WRITTEN PROBLEM: Can the data below be echoed back word for word?

DATASET CONTENT:

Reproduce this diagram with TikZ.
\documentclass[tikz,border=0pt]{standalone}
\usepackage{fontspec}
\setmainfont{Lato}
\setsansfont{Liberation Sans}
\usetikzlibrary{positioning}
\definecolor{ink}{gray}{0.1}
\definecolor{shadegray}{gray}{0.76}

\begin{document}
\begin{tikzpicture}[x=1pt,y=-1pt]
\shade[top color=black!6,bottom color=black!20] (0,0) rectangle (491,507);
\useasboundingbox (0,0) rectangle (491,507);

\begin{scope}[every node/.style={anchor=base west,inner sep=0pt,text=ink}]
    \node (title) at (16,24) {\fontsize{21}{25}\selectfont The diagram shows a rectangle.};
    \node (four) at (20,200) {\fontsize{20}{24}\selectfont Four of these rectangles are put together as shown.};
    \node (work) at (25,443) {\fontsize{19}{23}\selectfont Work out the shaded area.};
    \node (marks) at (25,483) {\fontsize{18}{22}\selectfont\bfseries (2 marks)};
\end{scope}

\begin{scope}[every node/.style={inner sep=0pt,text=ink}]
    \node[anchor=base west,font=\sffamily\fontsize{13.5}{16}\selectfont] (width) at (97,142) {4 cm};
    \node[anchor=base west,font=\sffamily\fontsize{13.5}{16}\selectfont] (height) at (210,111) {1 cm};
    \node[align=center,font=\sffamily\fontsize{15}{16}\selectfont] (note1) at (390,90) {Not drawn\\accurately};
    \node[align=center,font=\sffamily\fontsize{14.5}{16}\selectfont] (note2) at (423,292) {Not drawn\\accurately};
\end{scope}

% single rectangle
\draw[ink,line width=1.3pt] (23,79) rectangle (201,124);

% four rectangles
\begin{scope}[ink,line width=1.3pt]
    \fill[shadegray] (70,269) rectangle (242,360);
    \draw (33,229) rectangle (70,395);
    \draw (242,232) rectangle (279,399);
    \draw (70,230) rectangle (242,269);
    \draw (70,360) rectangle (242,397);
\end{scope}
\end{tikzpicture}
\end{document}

OUTPUT:
Reproduce this diagram with TikZ.
\documentclass[tikz,border=0pt]{standalone}
\usepackage{fontspec}
\setmainfont{Lato}
\setsansfont{Liberation Sans}
\usetikzlibrary{positioning}
\definecolor{ink}{gray}{0.1}
\definecolor{shadegray}{gray}{0.76}

\begin{document}
\begin{tikzpicture}[x=1pt,y=-1pt]
\shade[top color=black!6,bottom color=black!20] (0,0) rectangle (491,507);
\useasboundingbox (0,0) rectangle (491,507);

\begin{scope}[every node/.style={anchor=base west,inner sep=0pt,text=ink}]
    \node (title) at (16,24) {\fontsize{21}{25}\selectfont The diagram shows a rectangle.};
    \node (four) at (20,200) {\fontsize{20}{24}\selectfont Four of these rectangles are put together as shown.};
    \node (work) at (25,443) {\fontsize{19}{23}\selectfont Work out the shaded area.};
    \node (marks) at (25,483) {\fontsize{18}{22}\selectfont\bfseries (2 marks)};
\end{scope}

\begin{scope}[every node/.style={inner sep=0pt,text=ink}]
    \node[anchor=base west,font=\sffamily\fontsize{13.5}{16}\selectfont] (width) at (97,142) {4 cm};
    \node[anchor=base west,font=\sffamily\fontsize{13.5}{16}\selectfont] (height) at (210,111) {1 cm};
    \node[align=center,font=\sffamily\fontsize{15}{16}\selectfont] (note1) at (390,90) {Not drawn\\accurately};
    \node[align=center,font=\sffamily\fontsize{14.5}{16}\selectfont] (note2) at (423,292) {Not drawn\\accurately};
\end{scope}

% single rectangle
\draw[ink,line width=1.3pt] (23,79) rectangle (201,124);

% four rectangles
\begin{scope}[ink,line width=1.3pt]
    \fill[shadegray] (70,269) rectangle (242,360);
    \draw (33,229) rectangle (70,395);
    \draw (242,232) rectangle (279,399);
    \draw (70,230) rectangle (242,269);
    \draw (70,360) rectangle (242,397);
\end{scope}
\end{tikzpicture}
\end{document}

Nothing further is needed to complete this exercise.